Holding — Brandeis, J.
- The United States Supreme Court held that the order was void as a taking of private property for private benefit, and therefore unconstitutional.
Rule
- Private property cannot be taken for the private benefit of other private parties.
Reasoning
- The Court began by acknowledging Texas’s power to conserve natural resources and to regulate production to prevent waste and to protect correlative rights, and it applied the usual presumption that administrative regulations are supported by facts justifying their exercise.
- It also recognized that, in order to be valid, the proration must bear a reasonable relation to preventing waste or protecting correlative rights, or it must be justified as a proper exercise of the state’s conservation power.
- The Court accepted, for purposes of argument, the defendants’ construction that House Bill 266 authorized regulation to prevent waste and to prorate production; however, it found that the December 10 order, as applied, operated to compel pipe-line owners to furnish a market for gas produced by others who lacked pipe lines.
- The record showed that the pipe-line owners’ production was prudently managed and did not cause waste, and that their contracts and facilities were sufficient to meet market demand.
- The order thus reduced the pipe-line owners’ production not to prevent waste or to protect correlative rights, but to force them to purchase gas from non-pipe-line wells.
- The Court held this amounted to taking private property for private advantage, because the orders transferred value from the pipe-line owners to private non-pipe-line producers without public necessity or compensation beyond what was paid for the gas, and without any broader public benefit.
- It stressed that a state may regulate to prevent waste or to protect correlative rights, but it may not accomplish that end by depriving private owners of their property in order to benefit other private interests.
- The Court emphasized that, despite the statute’s broad goals, the actual purpose and effect of the order were to divert private wealth from one group to another, not to serve a legitimate public objective.
- It noted the long line of cases warning that private property cannot be taken for private benefit, even when compensation is provided, and it reasoned that the industry’s pipe-line properties were not public utilities in this context.
- Because the lower court’s findings supported the conclusion that the order’s practical effect was to compel private purchases rather than prevent waste, the Supreme Court affirmed the injunctions and invalidated the order.
Deep Dive: How the Court Reached Its Decision
Presumption of Valid Administrative Regulations
The U.S. Supreme Court acknowledged a general presumption in favor of the validity of administrative regulations purportedly made under legal authority.
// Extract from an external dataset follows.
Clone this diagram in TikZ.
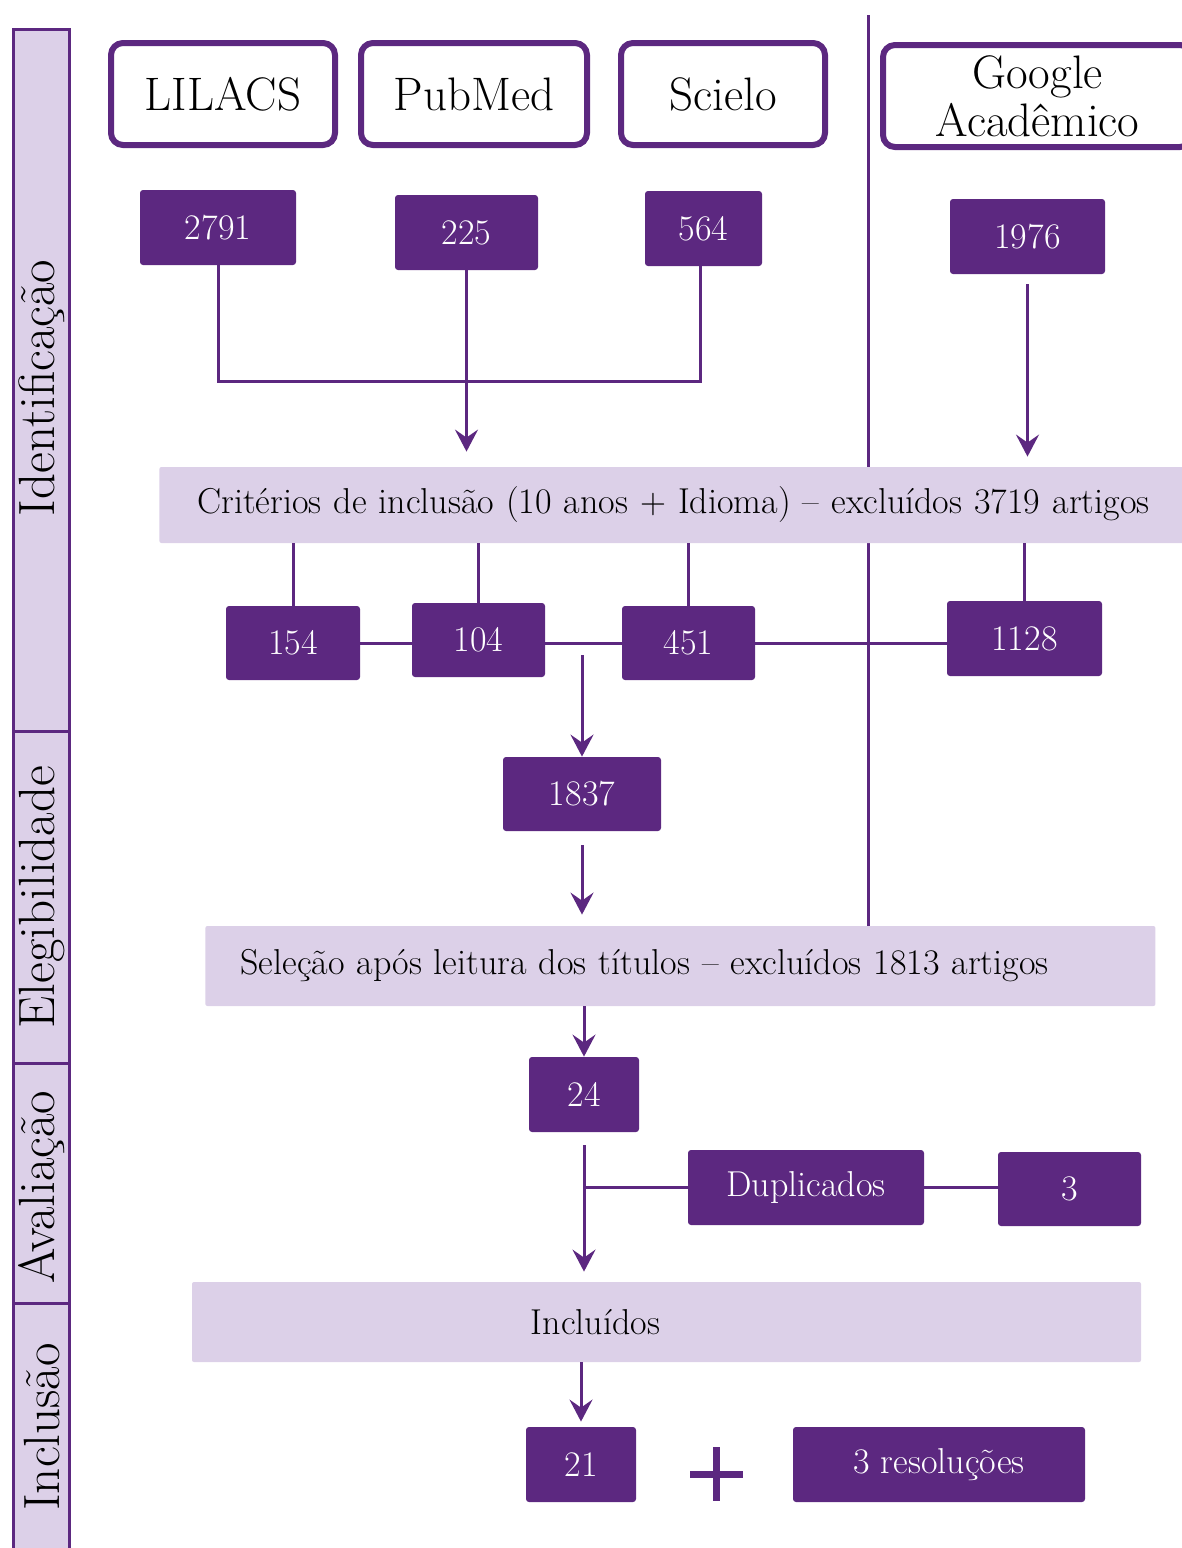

This presumption implies that the existence of facts justifying the specific exercise of power by the administrative body is assumed unless proven otherwise. In the case at hand, the Railroad Commission of Texas promulgated proration orders, and the presumption was that these orders were justified as measures to prevent waste or protect correlative rights among gas well owners. However, this presumption can be rebutted if it is shown that the regulations bear no reasonable relation to these legitimate ends or are otherwise arbitrary. The Court highlighted that the burden of overcoming this presumption rested with the plaintiffs, who needed to demonstrate that the order was arbitrary and an undue interference with their property rights without serving a public purpose.
Protection of Correlative Rights and Prevention of Waste
The Court examined whether the order served to protect correlative rights or prevent waste, which are legitimate state interests. Correlative rights refer to the equitable opportunity of owners in a common reservoir to produce and use or sell their share of the gas. Preventing waste involves ensuring that natural resources are used efficiently and not squandered. The Court found that the plaintiffs had conducted their operations without causing waste and that their production activities did not interfere with the correlative rights of other well owners. The findings from the lower court indicated that the plaintiffs' production did not lead to any coning or channeling of water, reduction of recoverable gas, or underground waste. Consequently, the proration order did not reasonably relate to preventing waste or protecting correlative rights, leading the Court to conclude that the order was not justified under these grounds.
Unconstitutional Taking of Private Property
The Court determined that the proration order amounted to an unconstitutional taking of private property for private benefit without just compensation. The order compelled the plaintiffs, who had market outlets and pipeline connections, to purchase gas from well owners lacking such connections. This effectively forced the plaintiffs to share their markets and facilities, which they developed at significant expense, with these other owners without compensation. The Court emphasized that one person's property cannot be taken for the benefit of another private person without a justifying public purpose, even if compensation were to be paid. In this case, the order did not serve a public purpose but rather sought to redistribute market opportunities among private parties, which is not permissible under the U.S. Constitution.
Lack of Legal Obligation to Purchase Gas
The Court noted that the plaintiffs had no legal obligation to purchase gas from other producers, and their operations did not interfere with the rights or opportunities of other well owners to produce gas from the common reservoir. The plaintiffs had invested in developing their own wells and securing markets for their gas, and the order disrupted their ability to fulfill contractual obligations to their customers. The Court found no statutory authority under Texas law that required the plaintiffs to purchase gas from wells without pipeline connections. This lack of a legal mandate further supported the conclusion that the order was an arbitrary imposition on the plaintiffs' property rights without a legitimate public purpose.
Implications for Interstate Commerce
While the plaintiffs' gas was intended for sale in interstate commerce, the Court explained that this fact did not preclude the exercise of the state's power to regulate production to prevent waste or protect correlative rights. However, since the proration order did not serve these legitimate ends, the Court found that its impact on interstate commerce was irrelevant to the constitutional analysis. The Court reiterated that the order's sole purpose was to coerce the plaintiffs into providing a market for other producers, which is impermissible. Thus, the order could not be justified as a lawful exercise of the state's regulatory authority over resources and commerce.